Nadie sale vivo de aquí es el tercer disco de Andrés Calamaro. De profético título, se publicó en 1989, cuando la hiperinflación escribía capítulos cotidianos de una tierra arrasada. Casi una novela de ciencia ficción, pero sin ciencia ni ficción.
El álbum estuvo a punto de no editarse porque con “costos detonados” no había materia prima. Entonces, el músico consideró la posibilidad de recolectar teléfonos de baquelita para el prensado. Finalmente, la CBS lo publicó.
El tema 5 del lado B era “Vietnam”, canción con la que Calamaro abrió su último show en Rosario, el pasado 30 de noviembre.
Un vago recuerdo de aquella crisis asomó. Y, tal como ocurre con eso que “guardamos” en algún lugar de los conscientes, se te aparecen la foto y una sensación: la realidad de un país detonado cohabitaba en la cocina familiar. Pero tenía el vinilo.
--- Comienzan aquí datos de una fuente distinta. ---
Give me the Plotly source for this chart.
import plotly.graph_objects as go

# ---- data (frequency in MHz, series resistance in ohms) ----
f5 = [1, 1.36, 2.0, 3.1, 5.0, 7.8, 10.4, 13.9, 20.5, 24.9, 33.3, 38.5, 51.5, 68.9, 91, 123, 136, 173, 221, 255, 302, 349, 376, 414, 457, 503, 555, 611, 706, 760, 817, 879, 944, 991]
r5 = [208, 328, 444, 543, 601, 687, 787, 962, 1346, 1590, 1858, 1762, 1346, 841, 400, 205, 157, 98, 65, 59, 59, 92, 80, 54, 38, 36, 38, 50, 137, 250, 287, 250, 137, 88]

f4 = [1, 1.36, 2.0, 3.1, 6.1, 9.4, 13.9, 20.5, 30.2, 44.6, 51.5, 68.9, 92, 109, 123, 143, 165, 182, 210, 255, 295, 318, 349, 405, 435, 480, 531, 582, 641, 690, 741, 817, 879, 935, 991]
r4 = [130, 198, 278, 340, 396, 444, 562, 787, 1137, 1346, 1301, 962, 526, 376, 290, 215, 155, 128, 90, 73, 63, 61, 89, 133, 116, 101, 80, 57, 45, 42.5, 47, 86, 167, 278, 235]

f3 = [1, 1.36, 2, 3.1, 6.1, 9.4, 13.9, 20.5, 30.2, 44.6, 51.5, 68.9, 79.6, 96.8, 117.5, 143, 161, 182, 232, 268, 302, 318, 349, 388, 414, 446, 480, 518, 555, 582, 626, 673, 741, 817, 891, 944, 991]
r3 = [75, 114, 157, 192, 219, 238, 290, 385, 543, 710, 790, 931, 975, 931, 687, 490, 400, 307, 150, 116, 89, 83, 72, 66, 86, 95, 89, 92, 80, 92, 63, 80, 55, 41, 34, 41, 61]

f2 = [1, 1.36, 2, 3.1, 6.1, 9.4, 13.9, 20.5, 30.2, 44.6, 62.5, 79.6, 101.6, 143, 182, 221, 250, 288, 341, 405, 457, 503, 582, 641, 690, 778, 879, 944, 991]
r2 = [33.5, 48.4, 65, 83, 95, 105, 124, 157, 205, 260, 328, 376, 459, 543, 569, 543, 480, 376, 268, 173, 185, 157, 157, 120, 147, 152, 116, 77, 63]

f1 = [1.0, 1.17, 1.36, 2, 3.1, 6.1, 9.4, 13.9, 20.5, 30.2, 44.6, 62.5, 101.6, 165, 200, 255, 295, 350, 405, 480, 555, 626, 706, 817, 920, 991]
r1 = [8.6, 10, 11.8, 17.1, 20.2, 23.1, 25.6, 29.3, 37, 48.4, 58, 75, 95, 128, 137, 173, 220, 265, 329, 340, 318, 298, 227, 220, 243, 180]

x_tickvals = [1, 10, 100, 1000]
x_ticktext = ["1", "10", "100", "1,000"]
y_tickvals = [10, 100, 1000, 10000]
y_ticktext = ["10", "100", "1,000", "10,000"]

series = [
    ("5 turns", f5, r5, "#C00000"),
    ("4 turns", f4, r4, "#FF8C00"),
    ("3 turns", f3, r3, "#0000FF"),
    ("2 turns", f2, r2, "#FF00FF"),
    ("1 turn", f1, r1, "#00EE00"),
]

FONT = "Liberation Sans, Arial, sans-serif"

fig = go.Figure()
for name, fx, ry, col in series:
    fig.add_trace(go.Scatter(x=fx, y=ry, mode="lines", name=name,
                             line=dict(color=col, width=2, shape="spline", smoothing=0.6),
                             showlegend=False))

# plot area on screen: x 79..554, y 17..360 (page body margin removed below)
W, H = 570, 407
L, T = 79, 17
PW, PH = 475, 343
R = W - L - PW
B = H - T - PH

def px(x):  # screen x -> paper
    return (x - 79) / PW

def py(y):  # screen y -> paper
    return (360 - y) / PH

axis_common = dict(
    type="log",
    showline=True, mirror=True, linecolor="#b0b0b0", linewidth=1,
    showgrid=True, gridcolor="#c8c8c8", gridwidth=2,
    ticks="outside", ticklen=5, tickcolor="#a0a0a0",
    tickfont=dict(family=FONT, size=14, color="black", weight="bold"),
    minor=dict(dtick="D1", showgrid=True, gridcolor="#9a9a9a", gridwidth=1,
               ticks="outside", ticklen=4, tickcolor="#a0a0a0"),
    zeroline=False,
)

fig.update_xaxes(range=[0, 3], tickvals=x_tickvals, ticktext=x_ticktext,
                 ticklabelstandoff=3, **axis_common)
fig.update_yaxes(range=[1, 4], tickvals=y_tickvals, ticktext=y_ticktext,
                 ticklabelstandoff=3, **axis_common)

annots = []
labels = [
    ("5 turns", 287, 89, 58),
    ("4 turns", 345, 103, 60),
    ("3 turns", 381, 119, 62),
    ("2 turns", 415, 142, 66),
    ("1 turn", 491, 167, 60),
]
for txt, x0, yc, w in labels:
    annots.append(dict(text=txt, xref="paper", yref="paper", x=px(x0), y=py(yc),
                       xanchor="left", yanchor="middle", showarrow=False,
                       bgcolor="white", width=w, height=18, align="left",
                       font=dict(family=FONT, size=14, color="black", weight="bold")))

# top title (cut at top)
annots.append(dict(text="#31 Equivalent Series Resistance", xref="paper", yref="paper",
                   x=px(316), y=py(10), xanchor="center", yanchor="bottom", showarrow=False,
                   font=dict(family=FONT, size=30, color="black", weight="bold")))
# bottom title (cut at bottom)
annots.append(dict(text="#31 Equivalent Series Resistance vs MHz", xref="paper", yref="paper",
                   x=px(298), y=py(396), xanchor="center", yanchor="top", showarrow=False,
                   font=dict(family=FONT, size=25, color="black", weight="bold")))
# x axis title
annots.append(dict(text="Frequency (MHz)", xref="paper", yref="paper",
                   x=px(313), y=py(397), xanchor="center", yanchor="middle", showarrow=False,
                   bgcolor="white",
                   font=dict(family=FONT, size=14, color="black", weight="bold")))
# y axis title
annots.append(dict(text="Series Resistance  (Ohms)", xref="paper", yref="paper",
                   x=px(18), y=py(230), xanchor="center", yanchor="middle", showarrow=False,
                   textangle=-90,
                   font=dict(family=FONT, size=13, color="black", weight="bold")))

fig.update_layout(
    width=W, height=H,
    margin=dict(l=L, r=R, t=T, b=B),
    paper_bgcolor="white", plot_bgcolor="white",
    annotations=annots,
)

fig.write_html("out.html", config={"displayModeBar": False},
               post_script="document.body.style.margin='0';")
Tal "sensación" se repitió en la noche del 7 de marzo de 2002, en la cancha de Vélez.
El "menemato" ya había tallado en las mutualidades y la Alianza, consumado la estocada final. Cinco presidentes en once días. Un país quebrado y de trueque. Se canjeaban bolsones de verduras por ropa o el arreglo de una ventana por algo de carne.
Pero la espera que organizaba mis días –y la de buena parte de las 50 mil personas que estuvieron en el estadio de Liniers– era la primera visita de Roger Waters a la Argentina; el primer Pink Floyd que tocaba por acá "en persona" (In The Flesh).
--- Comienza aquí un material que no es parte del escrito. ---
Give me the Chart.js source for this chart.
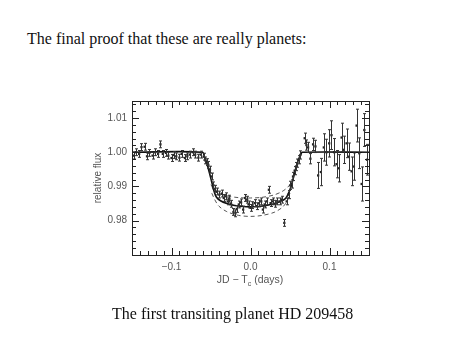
<!DOCTYPE html>
<html>
<head>
<meta charset="utf-8">
<script src="https://cdn.jsdelivr.net/npm/chart.js@4.4.1/dist/chart.umd.min.js"></script>
<style>
  html, body { margin: 0; padding: 0; background: #fff; }
  body { width: 474px; height: 355px; position: relative; overflow: hidden; }
  #c { position: absolute; left: 0; top: 0; }
  .serif { position: absolute; font-family: "Liberation Serif", "Times New Roman", serif; font-size: 16px; color: #111; white-space: nowrap; }
  #title { left: 27px; top: 30px; }
  #caption { left: 112px; top: 305px; }
  #xtitle { position: absolute; left: 190px; width: 120px; text-align: center; top: 273px; font-family: "Liberation Sans", Arial, sans-serif; font-size: 10.5px; color: #555; white-space: nowrap; }
  #xtitle sub { font-size: 7px; }
</style>
</head>
<body>
<div id="title" class="serif">The final proof that these are really planets:</div>
<canvas id="c" width="474" height="355"></canvas>
<div id="xtitle">JD &minus; T<sub>c</sub> (days)</div>
<div id="caption" class="serif">The first transiting planet HD 209458</div>
<script>
// ---- observed light curve (JD - Tc in days, relative flux, 1-sigma error) ----
const obsX = [
  -0.148, -0.145, -0.141, -0.138, -0.134, -0.131, -0.128, -0.124, -0.121, -0.117,
  -0.114, -0.111, -0.107, -0.104, -0.100, -0.097, -0.094, -0.090, -0.087, -0.083,
  -0.080, -0.077, -0.073, -0.070, -0.066, -0.063,
  -0.0593, -0.0572, -0.0555, -0.0534, -0.0513, -0.0492, -0.0470, -0.0449, -0.0424, -0.0394,
  -0.0364, -0.0339, -0.0309, -0.0288, -0.0267, -0.0246, -0.0216, -0.0191, -0.0174, -0.0148,
  -0.0119, -0.0093, -0.0068, -0.0042, -0.0025, 0.0000, 0.0025, 0.0051, 0.0081, 0.0106,
  0.0136, 0.0157, 0.0178, 0.0208, 0.0233, 0.0254, 0.0284, 0.0314, 0.0339, 0.0369,
  0.0398, 0.0428, 0.0458, 0.0483, 0.0504, 0.0521, 0.0538, 0.0559, 0.0576, 0.0593,
  0.0610, 0.0631, 0.0686, 0.0708, 0.0729, 0.0758, 0.0792, 0.0822,
  0.0856, 0.0890, 0.0928, 0.0962, 0.0996, 0.1025, 0.1059, 0.1089, 0.1119, 0.1153,
  0.1182, 0.1216, 0.1246, 0.1280, 0.1309, 0.1343, 0.1377, 0.1407, 0.1441, 0.1475
];
const obsY = [
  0.9990, 1.0000, 0.9995, 1.0015, 1.0016, 0.9988, 0.9998, 0.9990, 1.0000, 0.9995,
  1.0023, 0.9995, 0.9998, 0.9990, 0.9983, 0.9992, 0.9988, 0.9984, 0.9995, 0.9983,
  0.9988, 0.9993, 1.0000, 0.9993, 0.9984, 0.9993,
  0.9987, 0.9976, 0.9971, 0.9963, 0.9949, 0.9929, 0.9903, 0.9893, 0.9885, 0.9876,
  0.9879, 0.9866, 0.9871, 0.9856, 0.9864, 0.9849, 0.9825, 0.9821, 0.9834, 0.9847,
  0.9853, 0.9832, 0.9866, 0.9861, 0.9847, 0.9837, 0.9845, 0.9851, 0.9842, 0.9850,
  0.9856, 0.9832, 0.9847, 0.9856, 0.9890, 0.9851, 0.9856, 0.9849, 0.9856, 0.9856,
  0.9861, 0.9793, 0.9856, 0.9876, 0.9903, 0.9907, 0.9929, 0.9946, 0.9958, 0.9968,
  0.9978, 0.9992, 1.0041, 1.0021, 1.0014, 0.9981, 1.0023, 1.0017,
  0.9932, 0.9942, 1.0014, 1.0000, 1.0026, 1.0050, 1.0000, 0.9965, 0.9953, 1.0043,
  1.0007, 1.0026, 0.9987, 0.9944, 0.9958, 1.0078, 0.9997, 0.9907, 1.0065, 0.9978
];
const obsErr = [
  0.0010, 0.0010, 0.0010, 0.0010, 0.0010, 0.0010, 0.0010, 0.0010, 0.0010, 0.0010,
  0.0010, 0.0010, 0.0010, 0.0010, 0.0010, 0.0010, 0.0010, 0.0010, 0.0010, 0.0010,
  0.0010, 0.0010, 0.0010, 0.0010, 0.0010, 0.0010,
  0.0010, 0.0010, 0.0010, 0.0010, 0.0010, 0.0010, 0.0010, 0.0010, 0.0010, 0.0010,
  0.0010, 0.0010, 0.0010, 0.0010, 0.0010, 0.0010, 0.0010, 0.0010, 0.0010, 0.0010,
  0.0010, 0.0010, 0.0010, 0.0010, 0.0010, 0.0010, 0.0010, 0.0010, 0.0010, 0.0010,
  0.0010, 0.0010, 0.0010, 0.0010, 0.0010, 0.0010, 0.0010, 0.0010, 0.0010, 0.0010,
  0.0010, 0.0010, 0.0010, 0.0012, 0.0012, 0.0012, 0.0012, 0.0012, 0.0012, 0.0012,
  0.0012, 0.0012, 0.0015, 0.0015, 0.0015, 0.0015, 0.0018, 0.0018,
  0.0038, 0.0040, 0.0040, 0.0038, 0.0040, 0.0042, 0.0040, 0.0040, 0.0040, 0.0042,
  0.0040, 0.0042, 0.0040, 0.0042, 0.0040, 0.0048, 0.0045, 0.0050, 0.0048, 0.0045
];
// ---- best-fit model (solid) ----
const modelX = [-0.150, -0.061, -0.058, -0.055, -0.052, -0.049, -0.046, -0.043, -0.038, -0.030,
  -0.020, -0.010, 0.000, 0.010, 0.020, 0.030, 0.038, 0.043, 0.046, 0.049,
  0.052, 0.055, 0.058, 0.061, 0.064, 0.0655, 0.150];
const modelY = [1.0000, 1.0000, 0.9985, 0.9965, 0.9940, 0.9912, 0.9885, 0.9868, 0.9858, 0.9850,
  0.9844, 0.9841, 0.9840, 0.9841, 0.9844, 0.9849, 0.9856, 0.9862, 0.9870, 0.9885,
  0.9905, 0.9932, 0.9958, 0.9980, 0.9995, 1.0000, 1.0000];
// ---- alternative models (dashed) ----
const upperX = [-0.050, -0.046, -0.040, -0.030, -0.015, 0.000, 0.015, 0.030, 0.040, 0.046, 0.050];
const upperY = [0.9905, 0.9888, 0.9879, 0.9872, 0.9867, 0.9866, 0.9868, 0.9875, 0.9885, 0.9895, 0.9905];
const lowerX = [-0.049, -0.045, -0.040, -0.030, -0.015, 0.000, 0.015, 0.030, 0.040, 0.046, 0.050];
const lowerY = [0.9880, 0.9860, 0.9842, 0.9826, 0.9815, 0.9812, 0.9815, 0.9824, 0.9838, 0.9855, 0.9880];
// ---- axis ticks ----
const xMajor = [-0.1, 0.0, 0.1];
const xMajorLabels = ['\u22120.1', '0.0', '0.1'];
const yMajor = [0.98, 0.99, 1.00, 1.01];
const yMajorLabels = ['0.98', '0.99', '1.00', '1.01'];
const xRange = [-0.15, 0.15];
const yRange = [0.9699, 1.0150];

const xMinor = [];
for (let k = -15; k <= 15; k++) xMinor.push(k / 100);
const yMinor = [];
for (let k = 485; k <= 507; k++) yMinor.push(k / 500);

function pairs(xs, ys) { return xs.map((x, i) => ({ x: x, y: ys[i] })); }
function majorIndex(list, v) { return list.findIndex(m => Math.abs(m - v) < 1e-7); }

const frameTicks = {
  id: 'frameTicks',
  afterDraw(chart) {
    const ctx = chart.ctx, a = chart.chartArea;
    const xs = chart.scales.x, ys = chart.scales.y;
    ctx.save();
    ctx.strokeStyle = '#222';
    ctx.lineWidth = 1;
    ctx.strokeRect(Math.round(a.left) + 0.5, Math.round(a.top) + 0.5,
      Math.round(a.right - a.left), Math.round(a.bottom - a.top));
    ctx.beginPath();
    xMinor.forEach(v => {
      const px = Math.round(xs.getPixelForValue(v)) + 0.5;
      const len = majorIndex(xMajor, v) >= 0 ? 7 : 4;
      ctx.moveTo(px, a.bottom); ctx.lineTo(px, a.bottom - len);
      ctx.moveTo(px, a.top); ctx.lineTo(px, a.top + len);
    });
    yMinor.forEach(v => {
      const py = Math.round(ys.getPixelForValue(v)) + 0.5;
      const len = majorIndex(yMajor, v) >= 0 ? 7 : 4;
      ctx.moveTo(a.left, py); ctx.lineTo(a.left + len, py);
      ctx.moveTo(a.right, py); ctx.lineTo(a.right - len, py);
    });
    ctx.stroke();
    ctx.restore();
  }
};

const errorBars = {
  id: 'errorBars',
  afterDatasetsDraw(chart) {
    const ctx = chart.ctx, a = chart.chartArea;
    const xs = chart.scales.x, ys = chart.scales.y;
    ctx.save();
    ctx.beginPath();
    ctx.rect(a.left, a.top, a.right - a.left, a.bottom - a.top);
    ctx.clip();
    ctx.strokeStyle = '#333';
    ctx.lineWidth = 1;
    ctx.beginPath();
    obsX.forEach((x, i) => {
      const px = Math.round(xs.getPixelForValue(x)) + 0.5;
      const y1 = ys.getPixelForValue(obsY[i] - obsErr[i]);
      const y2 = ys.getPixelForValue(obsY[i] + obsErr[i]);
      ctx.moveTo(px, y1); ctx.lineTo(px, y2);
      ctx.moveTo(px - 1.5, y1); ctx.lineTo(px + 1.5, y1);
      ctx.moveTo(px - 1.5, y2); ctx.lineTo(px + 1.5, y2);
    });
    ctx.stroke();
    ctx.restore();
  }
};

new Chart(document.getElementById('c'), {
  type: 'scatter',
  data: {
    datasets: [
      { type: 'line', data: pairs(modelX, modelY), borderColor: '#111', borderWidth: 1.6,
        pointRadius: 0, fill: false, tension: 0.3, order: 1 },
      { type: 'line', data: pairs(upperX, upperY), borderColor: '#444', borderWidth: 0.9,
        borderDash: [4, 3], pointRadius: 0, fill: false, tension: 0.3, order: 2 },
      { type: 'line', data: pairs(lowerX, lowerY), borderColor: '#444', borderWidth: 0.9,
        borderDash: [4, 3], pointRadius: 0, fill: false, tension: 0.3, order: 3 },
      { type: 'scatter', data: pairs(obsX, obsY), pointStyle: 'rect', pointRadius: 1.6,
        backgroundColor: '#222', borderColor: '#222', borderWidth: 0, order: 0 }
    ]
  },
  options: {
    responsive: false,
    animation: false,
    devicePixelRatio: 1,
    layout: { padding: { left: 92, top: 101, right: 105, bottom: 0 } },
    plugins: { legend: { display: false }, tooltip: { enabled: false } },
    scales: {
      x: {
        type: 'linear', min: xRange[0], max: xRange[1],
        grid: { display: false, drawTicks: false }, border: { display: false },
        afterBuildTicks(s) { s.ticks = xMinor.map(v => ({ value: v })); },
        afterFit(s) { s.height = 100; },
        ticks: {
          autoSkip: false, maxRotation: 0, padding: 6, color: '#555',
          font: { family: 'Liberation Sans, Arial, sans-serif', size: 10 },
          callback(v) { const i = majorIndex(xMajor, v); return i >= 0 ? xMajorLabels[i] : ''; }
        }
      },
      y: {
        type: 'linear', min: yRange[0], max: yRange[1],
        grid: { display: false, drawTicks: false }, border: { display: false },
        afterBuildTicks(s) { s.ticks = yMinor.map(v => ({ value: v })); },
        afterFit(s) { s.width = 40; },
        title: { display: true, text: 'relative flux', color: '#555', padding: 0,
          font: { family: 'Liberation Sans, Arial, sans-serif', size: 10 } },
        ticks: {
          autoSkip: false, padding: 5, color: '#555',
          font: { family: 'Liberation Sans, Arial, sans-serif', size: 10 },
          callback(v) { const i = majorIndex(yMajor, v); return i >= 0 ? yMajorLabels[i] : ''; }
        }
      }
    }
  },
  plugins: [errorBars, frameTicks]
});
</script>
</body>
</html>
Éramos una sociedad invertebrada. Pero igual se cantó “no necesitamos educación”. En aquel momento, el Estado era un “que se vayan todos”. Y la educación, la única salida.
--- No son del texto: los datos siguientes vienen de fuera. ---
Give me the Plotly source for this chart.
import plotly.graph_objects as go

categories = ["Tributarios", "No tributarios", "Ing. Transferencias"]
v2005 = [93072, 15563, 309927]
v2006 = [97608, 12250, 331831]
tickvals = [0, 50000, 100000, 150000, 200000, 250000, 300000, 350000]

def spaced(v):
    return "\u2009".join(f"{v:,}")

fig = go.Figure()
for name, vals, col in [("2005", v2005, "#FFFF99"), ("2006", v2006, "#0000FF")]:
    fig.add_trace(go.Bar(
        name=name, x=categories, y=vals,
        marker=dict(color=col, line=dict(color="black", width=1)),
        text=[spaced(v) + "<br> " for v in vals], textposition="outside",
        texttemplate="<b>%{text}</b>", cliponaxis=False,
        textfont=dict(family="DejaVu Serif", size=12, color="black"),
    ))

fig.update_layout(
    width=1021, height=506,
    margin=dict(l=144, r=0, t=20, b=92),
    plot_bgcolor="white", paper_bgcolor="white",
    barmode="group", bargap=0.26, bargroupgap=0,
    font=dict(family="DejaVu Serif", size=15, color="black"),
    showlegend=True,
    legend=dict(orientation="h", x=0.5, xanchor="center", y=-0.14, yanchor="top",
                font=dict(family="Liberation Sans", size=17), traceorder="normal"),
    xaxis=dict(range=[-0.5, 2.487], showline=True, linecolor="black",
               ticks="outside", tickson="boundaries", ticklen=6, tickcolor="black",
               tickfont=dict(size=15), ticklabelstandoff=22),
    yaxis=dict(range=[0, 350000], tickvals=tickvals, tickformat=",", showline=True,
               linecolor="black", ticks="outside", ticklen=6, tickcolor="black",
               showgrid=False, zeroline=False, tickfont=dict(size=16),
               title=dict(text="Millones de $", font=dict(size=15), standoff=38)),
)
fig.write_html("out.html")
Claro que el lugar que ocupan las canciones en la vida de las personas habilita tantas experiencias posibles como, redundancia mediante, personas. Y aún más, porque las escuchas se resignifican con el paso del tiempo.
Algunas de esas experiencias quedan en charlas. Otras, se cuentan en libros o se plasman en películas, tal como ocurrió en Depeche Mode: Spirits in the Forest.
En el documental que dirigió Anton Corbijn –y que se estrenó el último noviembre en Rosario–, seis personas de distintas ciudades del mundo narran sus particulares vínculos con la banda inglesa.
Los relatos van de (spoiler) quien pierde la memoria por completo en un accidente pero escucha Depeche y los reconoce, hasta quien filma la réplica del video de “Enjoy the silence” en la ladera del pico más alto de Rumania (con dos reyes, porque uno “se cansó”).
No, no se trata de atribuirle toda la responsabilidad a las canciones. Hacerlo sería tan literal como tener calor y meterse en la heladera. Son sólo historias ligadas a la música. Basta con comprender que algunos estribillos puede devenir en maravillosos puntos de fuga.